The environment minister, Greg Hunt, insists the fund, as it stands, will “easily” meet the 2020 target.

Among the amendments proposed by Xenophon and modelled by Reputex are:

* A clear pledge to spend another billion dollars before 2020. The budget contains $1.15bn for the fund between now and 2017-18. The amendments propose that another $1bn originally promised by the government be spent in the following two years before 2020.

* Tougher “safeguards” – with companies penalised for failing to meet an emissions baseline and credited for doing better – an idea that over time could start to look like a version of an emissions trading scheme. The “safeguards” designed to stop industrial emissions increasing and wiping out any emission reductions bought by the emissions reduction fund have been fiercely resisted by industry and were left out of the initial legislation to go to parliament this week, after cabinet could not agree to them. Reputex says the Xenophon amendments propose that they be implemented immediately.

* Longer contract periods for organisations bidding in to the emissions reduction fund.

Xenophon said he had “put in a lot of hard work and engaged in a lot of tough negotiations with the government in good faith” over the amendments.

Asked whether he believed cabinet would agree to impose penalties on polluting industries or to retain the renewable energy target he said, “My plea to those in the Coalition who think that way is that there are many swinging voters who want to see Australia credibly reduce its emissions in a cost-effective way.”

According to the research, Australia will not meet its targets without the existing renewable energy target.

Keeping the RET has not been an option for the government, which has now received the report from a review headed by businessman and self-professed climate sceptic Dick Warburton.

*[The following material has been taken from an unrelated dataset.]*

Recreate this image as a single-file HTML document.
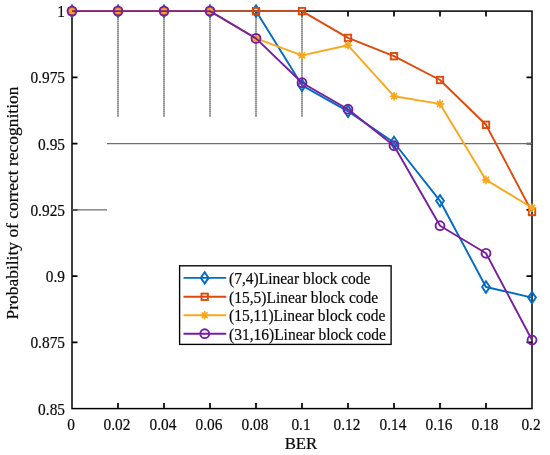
<!DOCTYPE html>
<html><head><meta charset="utf-8"><title>BER plot</title>
<style>
html,body{margin:0;padding:0;background:#fff}
#c{position:relative;width:550px;height:455px;overflow:hidden;background:#fff;font-family:"Liberation Serif",serif;color:#0a0a0a;-webkit-text-stroke:0.2px #0a0a0a}
.xt{position:absolute;top:414.6px;width:60px;height:20px;line-height:20px;text-align:center;font-size:16px;transform:scaleX(0.96)}
.yt{position:absolute;left:0;width:65px;height:20px;line-height:20px;text-align:right;font-size:16px;transform:scaleX(0.96);transform-origin:100% 50%}
.lg{position:absolute;left:229px;height:20px;line-height:20px;font-size:16px;white-space:nowrap;transform:scaleX(0.968);transform-origin:0 50%}
#xl{position:absolute;left:270.7px;top:433.5px;width:60px;height:20px;line-height:20px;text-align:center;font-size:17.3px;transform:scaleX(0.97)}
#yl{position:absolute;left:12.3px;top:202.9px;width:0;height:0;font-size:17.45px;white-space:nowrap}
#yl span{position:absolute;left:-150px;width:300px;top:-10px;height:20px;line-height:20px;text-align:center;transform:scaleX(0.96) rotate(-90deg);transform-origin:50% 50%}
</style></head><body>
<div id="c">
<svg width="550" height="455" viewBox="0 0 550 455" style="position:absolute;left:0;top:0">
<rect width="550" height="455" fill="#fff"/>
<rect x="72" y="11.1" width="460" height="397.5" fill="none" stroke="#000" stroke-width="1.5"/>
<path d="M118.0 408.6V403.1M118.0 11.1V16.6M164.0 408.6V403.1M164.0 11.1V16.6M210.0 408.6V403.1M210.0 11.1V16.6M256.0 408.6V403.1M256.0 11.1V16.6M302.0 408.6V403.1M302.0 11.1V16.6M348.0 408.6V403.1M348.0 11.1V16.6M394.0 408.6V403.1M394.0 11.1V16.6M440.0 408.6V403.1M440.0 11.1V16.6M486.0 408.6V403.1M486.0 11.1V16.6M72 77.4H77.5M532 77.4H526.5M72 143.6H77.5M532 143.6H526.5M72 209.8H77.5M532 209.8H526.5M72 276.1H77.5M532 276.1H526.5M72 342.4H77.5M532 342.4H526.5" stroke="#000" stroke-width="1.7" fill="none"/>
<path d="M118.0 11.1V117M164.0 11.1V117M210.0 11.1V117M256.0 11.1V117M302.0 11.1V117" stroke="#585858" stroke-width="1.25" fill="none" stroke-dasharray="1.6 0.4"/>
<path d="M107 143.6H532M72 209.8H107" stroke="#6e6e6e" stroke-width="1.3" fill="none"/>
<polyline points="72.0,11.1 118.0,11.1 164.0,11.1 210.0,11.1 256.0,11.1 302.0,85.3 348.0,111.3 394.0,142.5 440.0,200.8 486.0,287.0 532.0,297.6" fill="none" stroke="#006CC2" stroke-width="1.9" stroke-linejoin="round"/>
<path d="M72.0 5.4L75.9 11.1L72.0 16.8L68.1 11.1Z" fill="none" stroke="#006CC2" stroke-width="1.9" stroke-linejoin="miter"/>
<path d="M118.0 5.4L121.9 11.1L118.0 16.8L114.1 11.1Z" fill="none" stroke="#006CC2" stroke-width="1.9" stroke-linejoin="miter"/>
<path d="M164.0 5.4L167.9 11.1L164.0 16.8L160.1 11.1Z" fill="none" stroke="#006CC2" stroke-width="1.9" stroke-linejoin="miter"/>
<path d="M210.0 5.4L213.9 11.1L210.0 16.8L206.1 11.1Z" fill="none" stroke="#006CC2" stroke-width="1.9" stroke-linejoin="miter"/>
<path d="M256.0 5.4L259.9 11.1L256.0 16.8L252.1 11.1Z" fill="none" stroke="#006CC2" stroke-width="1.9" stroke-linejoin="miter"/>
<path d="M302.0 79.6L305.9 85.3L302.0 91.0L298.1 85.3Z" fill="none" stroke="#006CC2" stroke-width="1.9" stroke-linejoin="miter"/>
<path d="M348.0 105.6L351.9 111.3L348.0 117.0L344.1 111.3Z" fill="none" stroke="#006CC2" stroke-width="1.9" stroke-linejoin="miter"/>
<path d="M394.0 136.8L397.9 142.5L394.0 148.2L390.1 142.5Z" fill="none" stroke="#006CC2" stroke-width="1.9" stroke-linejoin="miter"/>
<path d="M440.0 195.1L443.9 200.8L440.0 206.5L436.1 200.8Z" fill="none" stroke="#006CC2" stroke-width="1.9" stroke-linejoin="miter"/>
<path d="M486.0 281.3L489.9 287.0L486.0 292.7L482.1 287.0Z" fill="none" stroke="#006CC2" stroke-width="1.9" stroke-linejoin="miter"/>
<path d="M532.0 291.9L535.9 297.6L532.0 303.3L528.1 297.6Z" fill="none" stroke="#006CC2" stroke-width="1.9" stroke-linejoin="miter"/>
<polyline points="72.0,11.1 118.0,11.1 164.0,11.1 210.0,11.1 256.0,11.1 302.0,11.1 348.0,37.9 394.0,56.2 440.0,80.0 486.0,124.8 532.0,212.0" fill="none" stroke="#DE4A0C" stroke-width="1.9" stroke-linejoin="round"/>
<rect x="68.8" y="7.9" width="6.4" height="6.4" fill="none" stroke="#DE4A0C" stroke-width="1.9"/>
<rect x="114.8" y="7.9" width="6.4" height="6.4" fill="none" stroke="#DE4A0C" stroke-width="1.9"/>
<rect x="160.8" y="7.9" width="6.4" height="6.4" fill="none" stroke="#DE4A0C" stroke-width="1.9"/>
<rect x="206.8" y="7.9" width="6.4" height="6.4" fill="none" stroke="#DE4A0C" stroke-width="1.9"/>
<rect x="252.8" y="7.9" width="6.4" height="6.4" fill="none" stroke="#DE4A0C" stroke-width="1.9"/>
<rect x="298.8" y="7.9" width="6.4" height="6.4" fill="none" stroke="#DE4A0C" stroke-width="1.9"/>
<rect x="344.8" y="34.7" width="6.4" height="6.4" fill="none" stroke="#DE4A0C" stroke-width="1.9"/>
<rect x="390.8" y="53.0" width="6.4" height="6.4" fill="none" stroke="#DE4A0C" stroke-width="1.9"/>
<rect x="436.8" y="76.8" width="6.4" height="6.4" fill="none" stroke="#DE4A0C" stroke-width="1.9"/>
<rect x="482.8" y="121.6" width="6.4" height="6.4" fill="none" stroke="#DE4A0C" stroke-width="1.9"/>
<rect x="528.8" y="208.8" width="6.4" height="6.4" fill="none" stroke="#DE4A0C" stroke-width="1.9"/>
<polyline points="72.0,11.1 118.0,11.1 164.0,11.1 210.0,11.1 256.0,38.4 302.0,55.4 348.0,45.3 394.0,96.2 440.0,103.9 486.0,179.9 532.0,207.7" fill="none" stroke="#F7A81C" stroke-width="1.9" stroke-linejoin="round"/>
<path d="M67.7 11.1L76.3 11.1M69.0 8.1L75.0 14.1M72.0 6.8L72.0 15.4M75.0 8.1L69.0 14.1" fill="none" stroke="#F7A81C" stroke-width="1.5"/><circle cx="72.0" cy="11.1" r="2.7" fill="#F7A81C"/>
<path d="M113.7 11.1L122.3 11.1M115.0 8.1L121.0 14.1M118.0 6.8L118.0 15.4M121.0 8.1L115.0 14.1" fill="none" stroke="#F7A81C" stroke-width="1.5"/><circle cx="118.0" cy="11.1" r="2.7" fill="#F7A81C"/>
<path d="M159.7 11.1L168.3 11.1M161.0 8.1L167.0 14.1M164.0 6.8L164.0 15.4M167.0 8.1L161.0 14.1" fill="none" stroke="#F7A81C" stroke-width="1.5"/><circle cx="164.0" cy="11.1" r="2.7" fill="#F7A81C"/>
<path d="M205.7 11.1L214.3 11.1M207.0 8.1L213.0 14.1M210.0 6.8L210.0 15.4M213.0 8.1L207.0 14.1" fill="none" stroke="#F7A81C" stroke-width="1.5"/><circle cx="210.0" cy="11.1" r="2.7" fill="#F7A81C"/>
<path d="M251.7 38.4L260.3 38.4M253.0 35.4L259.0 41.4M256.0 34.1L256.0 42.7M259.0 35.4L253.0 41.4" fill="none" stroke="#F7A81C" stroke-width="1.5"/><circle cx="256.0" cy="38.4" r="2.7" fill="#F7A81C"/>
<path d="M297.7 55.4L306.3 55.4M299.0 52.3L305.0 58.4M302.0 51.1L302.0 59.7M305.0 52.3L299.0 58.4" fill="none" stroke="#F7A81C" stroke-width="1.5"/><circle cx="302.0" cy="55.4" r="2.7" fill="#F7A81C"/>
<path d="M343.7 45.3L352.3 45.3M345.0 42.2L351.0 48.3M348.0 41.0L348.0 49.6M351.0 42.2L345.0 48.3" fill="none" stroke="#F7A81C" stroke-width="1.5"/><circle cx="348.0" cy="45.3" r="2.7" fill="#F7A81C"/>
<path d="M389.7 96.2L398.3 96.2M391.0 93.1L397.0 99.2M394.0 91.9L394.0 100.5M397.0 93.1L391.0 99.2" fill="none" stroke="#F7A81C" stroke-width="1.5"/><circle cx="394.0" cy="96.2" r="2.7" fill="#F7A81C"/>
<path d="M435.7 103.9L444.3 103.9M437.0 100.8L443.0 106.9M440.0 99.6L440.0 108.2M443.0 100.8L437.0 106.9" fill="none" stroke="#F7A81C" stroke-width="1.5"/><circle cx="440.0" cy="103.9" r="2.7" fill="#F7A81C"/>
<path d="M481.7 179.9L490.3 179.9M483.0 176.9L489.0 182.9M486.0 175.6L486.0 184.2M489.0 176.9L483.0 182.9" fill="none" stroke="#F7A81C" stroke-width="1.5"/><circle cx="486.0" cy="179.9" r="2.7" fill="#F7A81C"/>
<path d="M527.7 207.7L536.3 207.7M529.0 204.7L535.0 210.8M532.0 203.4L532.0 212.0M535.0 204.7L529.0 210.8" fill="none" stroke="#F7A81C" stroke-width="1.5"/><circle cx="532.0" cy="207.7" r="2.7" fill="#F7A81C"/>
<polyline points="72.0,11.1 118.0,11.1 164.0,11.1 210.0,11.1 256.0,38.4 302.0,82.7 348.0,109.2 394.0,145.7 440.0,225.7 486.0,253.3 532.0,340.0" fill="none" stroke="#771FA0" stroke-width="1.9" stroke-linejoin="round"/>
<circle cx="72.0" cy="11.1" r="4.45" fill="none" stroke="#771FA0" stroke-width="1.9"/>
<circle cx="118.0" cy="11.1" r="4.45" fill="none" stroke="#771FA0" stroke-width="1.9"/>
<circle cx="164.0" cy="11.1" r="4.45" fill="none" stroke="#771FA0" stroke-width="1.9"/>
<circle cx="210.0" cy="11.1" r="4.45" fill="none" stroke="#771FA0" stroke-width="1.9"/>
<circle cx="256.0" cy="38.4" r="4.45" fill="none" stroke="#771FA0" stroke-width="1.9"/>
<circle cx="302.0" cy="82.7" r="4.45" fill="none" stroke="#771FA0" stroke-width="1.9"/>
<circle cx="348.0" cy="109.2" r="4.45" fill="none" stroke="#771FA0" stroke-width="1.9"/>
<circle cx="394.0" cy="145.7" r="4.45" fill="none" stroke="#771FA0" stroke-width="1.9"/>
<circle cx="440.0" cy="225.7" r="4.45" fill="none" stroke="#771FA0" stroke-width="1.9"/>
<circle cx="486.0" cy="253.3" r="4.45" fill="none" stroke="#771FA0" stroke-width="1.9"/>
<circle cx="532.0" cy="340.0" r="4.45" fill="none" stroke="#771FA0" stroke-width="1.9"/>
<rect x="179.6" y="265.8" width="211.5" height="78.6" fill="#fff" stroke="#000" stroke-width="1.35"/>
<path d="M183.5 277.9H226.2" stroke="#006CC2" stroke-width="1.9"/>
<path d="M204.7 272.2L208.6 277.9L204.7 283.6L200.8 277.9Z" fill="none" stroke="#006CC2" stroke-width="1.9" stroke-linejoin="miter"/>
<path d="M183.5 296.8H226.2" stroke="#DE4A0C" stroke-width="1.9"/>
<rect x="201.5" y="293.6" width="6.4" height="6.4" fill="none" stroke="#DE4A0C" stroke-width="1.9"/>
<path d="M183.5 315.3H226.2" stroke="#F7A81C" stroke-width="1.9"/>
<path d="M200.4 315.3L209.0 315.3M201.7 312.3L207.7 318.3M204.7 311.0L204.7 319.6M207.7 312.3L201.7 318.3" fill="none" stroke="#F7A81C" stroke-width="1.5"/><circle cx="204.7" cy="315.3" r="2.7" fill="#F7A81C"/>
<path d="M183.5 333.7H226.2" stroke="#771FA0" stroke-width="1.9"/>
<circle cx="204.7" cy="333.7" r="4.45" fill="none" stroke="#771FA0" stroke-width="1.9"/>
</svg>
<div class="xt" style="left:41.4px">0</div>
<div class="xt" style="left:87.4px">0.02</div>
<div class="xt" style="left:133.4px">0.04</div>
<div class="xt" style="left:179.4px">0.06</div>
<div class="xt" style="left:225.4px">0.08</div>
<div class="xt" style="left:271.4px">0.1</div>
<div class="xt" style="left:317.4px">0.12</div>
<div class="xt" style="left:363.4px">0.14</div>
<div class="xt" style="left:409.4px">0.16</div>
<div class="xt" style="left:455.4px">0.18</div>
<div class="xt" style="left:501.4px">0.2</div>
<div class="yt" style="top:2.1px">1</div>
<div class="yt" style="top:68.4px">0.975</div>
<div class="yt" style="top:134.6px">0.95</div>
<div class="yt" style="top:200.8px">0.925</div>
<div class="yt" style="top:267.1px">0.9</div>
<div class="yt" style="top:333.4px">0.875</div>
<div class="yt" style="top:399.6px">0.85</div>
<div class="lg" style="top:269.0px">(7,4)Linear block code</div>
<div class="lg" style="top:287.9px">(15,5)Linear block code</div>
<div class="lg" style="top:306.4px">(15,11)Linear block code</div>
<div class="lg" style="top:324.8px">(31,16)Linear block code</div>
<div id="xl">BER</div>
<div id="yl"><span>Probability of correct recognition</span></div>
</div>
</body></html>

The prime minister favours closing the scheme to all new investments, and Hunt and the industry minister, Ian Macfarlane, favour a significant reduction in the mandated gigawatt hours of renewable energy. The three were meeting on Sunday to discuss their deep divisions on the issue.

PUP has insisted it will support Direct Action only if the government accepts its proposal for a “dormant” emissions trading scheme, which would become “active” only when the climate change authority decides that major trading partners EU, Japan, Korea and China had in place their own ETS or “equivalent measures” to make a “comparable effort” on reducing greenhouse emissions.

But the government has made it clear it will not support another ETS similar to the one the parliament just abolished, even in a dormant form.

A tough safeguards mechanism could be presented as a compromise to try to secure PUP support.

“We do not view PUP’s ETS and Direct Action as mutually exclusive. A revised Direct Action plan can act as a short-term gateway to PUP’s longer-term climate solution,” said the chief executive of Reputex, Hugh Grossman.

A former Australian Conservation Foundation head, Don Henry, who was been instrumental in the talks between the PUP leader, Clive Palmer, and the former US vice president Al Gore, has been discussing the ideas with both Gore and PUP.

Henry, now a professor of environmentalism at the University of Melbourne, told Guardian Australia: “The important thing is to reduce what goes up into the atmosphere. There are different ways to do it ... and you could add some dimensions to Direct Action and you could build on the renewable energy target and you could end up with a cost-effective way of driving emissions reductions.

“I am talking to Gore and PUP about all of this because at the moment the government has an election commitment on Direct Action which it doesn’t have the numbers to deliver, and the pressure will continue to increase for Australia to act.”

Danny Price, who was chosen by Hunt as an “eminent economist” to co-chair the expert reference group advising him on Direct Action, has also been involved in devising the changes.